Turning Big Soda’s unparalleled marketing skills against itself has certainly been tried. But it’s harder to demonize soda than tobacco—which plain kills people, even in moderation. New York City, as Farley details, has tried, devising a campaign showing gross globules of fat sickeningly streaming out of soda bottles in its, “Are you pouring on the pounds?” campaign, and, anti-tobacco-ad style, showing amputees in posters for its portion-cap campaign. The Center for Science in the Public Interest parodied the “Hilltop” ad and, less clumsily, the frolicking polar bears.

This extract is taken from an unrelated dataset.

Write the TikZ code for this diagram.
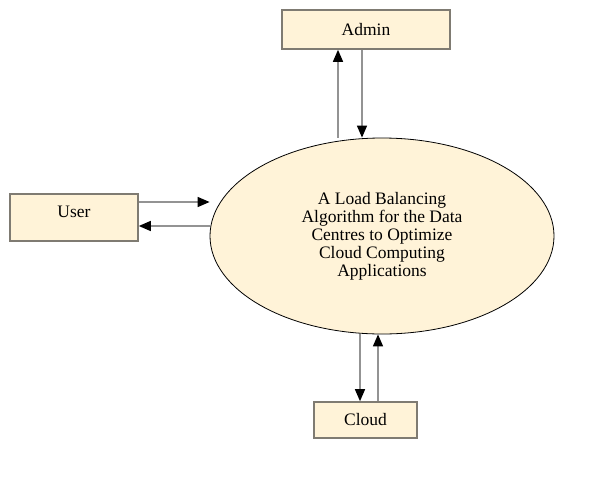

But really, forget it. Fighting the feel-good message Nestle and I came out of the Coke commercials unwillingly infused with is an overwhelming task. Even my spouse, a longtime public health official, entered his World of Coca-Cola tour with eyes firmly rolling and left saying, “Gee, I think I want a T-shirt!” In the huge gift shop, I had to restrain Nestle from buying a $65 set of sheets patterned, Pop Art-style, with bold black drawings of Coke bottles. She did see what was happening: “They make us pay $16 for admission,” she said, “subject us to endless Coke ads, and then spend more money so we’ll be walking Coke ads.” The real thing that stopped her from buying the sheets was that they were polyester.

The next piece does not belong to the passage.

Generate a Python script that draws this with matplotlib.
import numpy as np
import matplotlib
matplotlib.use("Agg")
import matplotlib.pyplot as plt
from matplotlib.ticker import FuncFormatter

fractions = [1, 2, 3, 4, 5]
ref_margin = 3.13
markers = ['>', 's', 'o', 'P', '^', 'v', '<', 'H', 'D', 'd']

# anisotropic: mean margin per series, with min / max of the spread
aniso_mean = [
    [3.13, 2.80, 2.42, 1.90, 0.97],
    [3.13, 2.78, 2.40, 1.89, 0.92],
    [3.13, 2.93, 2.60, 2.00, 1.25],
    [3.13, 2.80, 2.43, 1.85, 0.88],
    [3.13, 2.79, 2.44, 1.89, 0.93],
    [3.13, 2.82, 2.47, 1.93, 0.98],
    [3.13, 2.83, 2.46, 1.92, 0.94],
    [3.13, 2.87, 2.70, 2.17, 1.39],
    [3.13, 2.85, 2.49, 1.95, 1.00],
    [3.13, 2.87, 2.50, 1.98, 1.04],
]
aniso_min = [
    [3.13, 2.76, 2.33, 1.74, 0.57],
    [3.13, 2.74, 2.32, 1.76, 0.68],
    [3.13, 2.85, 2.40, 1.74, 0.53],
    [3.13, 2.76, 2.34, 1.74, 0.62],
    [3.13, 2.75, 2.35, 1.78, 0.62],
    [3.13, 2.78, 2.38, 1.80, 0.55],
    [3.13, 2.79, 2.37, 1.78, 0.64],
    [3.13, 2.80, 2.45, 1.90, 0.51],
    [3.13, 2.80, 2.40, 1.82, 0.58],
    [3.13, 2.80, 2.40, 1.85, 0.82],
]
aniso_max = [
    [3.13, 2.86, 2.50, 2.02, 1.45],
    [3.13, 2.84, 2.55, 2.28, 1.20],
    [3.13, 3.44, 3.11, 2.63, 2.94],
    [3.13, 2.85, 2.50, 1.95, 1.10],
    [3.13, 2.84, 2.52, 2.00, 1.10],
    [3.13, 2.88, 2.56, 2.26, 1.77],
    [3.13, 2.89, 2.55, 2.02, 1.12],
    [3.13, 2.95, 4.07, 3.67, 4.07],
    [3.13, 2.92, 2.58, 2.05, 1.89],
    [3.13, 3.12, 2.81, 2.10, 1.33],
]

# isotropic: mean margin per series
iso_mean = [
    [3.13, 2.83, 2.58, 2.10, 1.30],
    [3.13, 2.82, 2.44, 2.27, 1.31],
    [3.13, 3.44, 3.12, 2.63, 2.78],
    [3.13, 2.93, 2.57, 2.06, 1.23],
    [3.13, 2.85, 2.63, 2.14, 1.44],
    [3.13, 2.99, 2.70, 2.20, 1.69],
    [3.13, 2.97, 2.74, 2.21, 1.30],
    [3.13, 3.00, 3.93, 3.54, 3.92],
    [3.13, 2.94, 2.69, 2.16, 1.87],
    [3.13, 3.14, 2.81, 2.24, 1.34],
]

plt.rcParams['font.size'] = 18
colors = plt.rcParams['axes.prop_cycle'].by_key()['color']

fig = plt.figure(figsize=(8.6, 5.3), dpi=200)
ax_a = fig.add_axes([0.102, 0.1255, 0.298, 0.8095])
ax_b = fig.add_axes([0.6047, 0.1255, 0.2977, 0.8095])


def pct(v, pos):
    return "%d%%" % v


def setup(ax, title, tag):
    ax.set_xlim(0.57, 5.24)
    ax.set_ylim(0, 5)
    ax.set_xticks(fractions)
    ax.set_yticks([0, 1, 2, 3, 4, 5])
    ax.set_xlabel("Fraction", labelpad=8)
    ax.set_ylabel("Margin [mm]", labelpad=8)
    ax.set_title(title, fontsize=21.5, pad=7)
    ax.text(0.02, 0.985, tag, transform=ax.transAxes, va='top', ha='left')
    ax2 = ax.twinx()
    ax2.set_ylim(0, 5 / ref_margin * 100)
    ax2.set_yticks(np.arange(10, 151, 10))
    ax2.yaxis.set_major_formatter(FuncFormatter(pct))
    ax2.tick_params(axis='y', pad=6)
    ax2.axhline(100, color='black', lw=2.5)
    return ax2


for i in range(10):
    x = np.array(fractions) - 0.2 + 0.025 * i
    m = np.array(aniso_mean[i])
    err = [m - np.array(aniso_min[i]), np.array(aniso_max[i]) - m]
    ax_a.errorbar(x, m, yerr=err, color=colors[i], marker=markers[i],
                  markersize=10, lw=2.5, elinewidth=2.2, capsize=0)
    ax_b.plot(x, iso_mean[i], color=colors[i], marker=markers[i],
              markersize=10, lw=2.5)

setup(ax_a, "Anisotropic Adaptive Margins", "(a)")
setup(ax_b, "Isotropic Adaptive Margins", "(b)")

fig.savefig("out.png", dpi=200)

My own order of battle is to use Big Soda’s unparalleled marketing skill and budgets to help with public health campaigns, not subvert them. Why would a profit-seeking company do that? Public shaming, an inexorably declining market for drinks more and more people consider unhealthy, and the possibility that Mexico-style taxes could happen here despite their best efforts, for a start. Now, when the Times and everyone else is gleefully catching out Coke on its funding practices and reporting on the decadelong decline in soda sales—and when the leadership of Coca-Cola is, word in food-people circles has it, open to new ideas of all kinds, presumably ones that will help shore up its declining market share—is a good time to ask Big Soda to help. With the branding skill that penetrated Nestle’s and my unconscious—and for all I know changed mine permanently—you have to pray they will.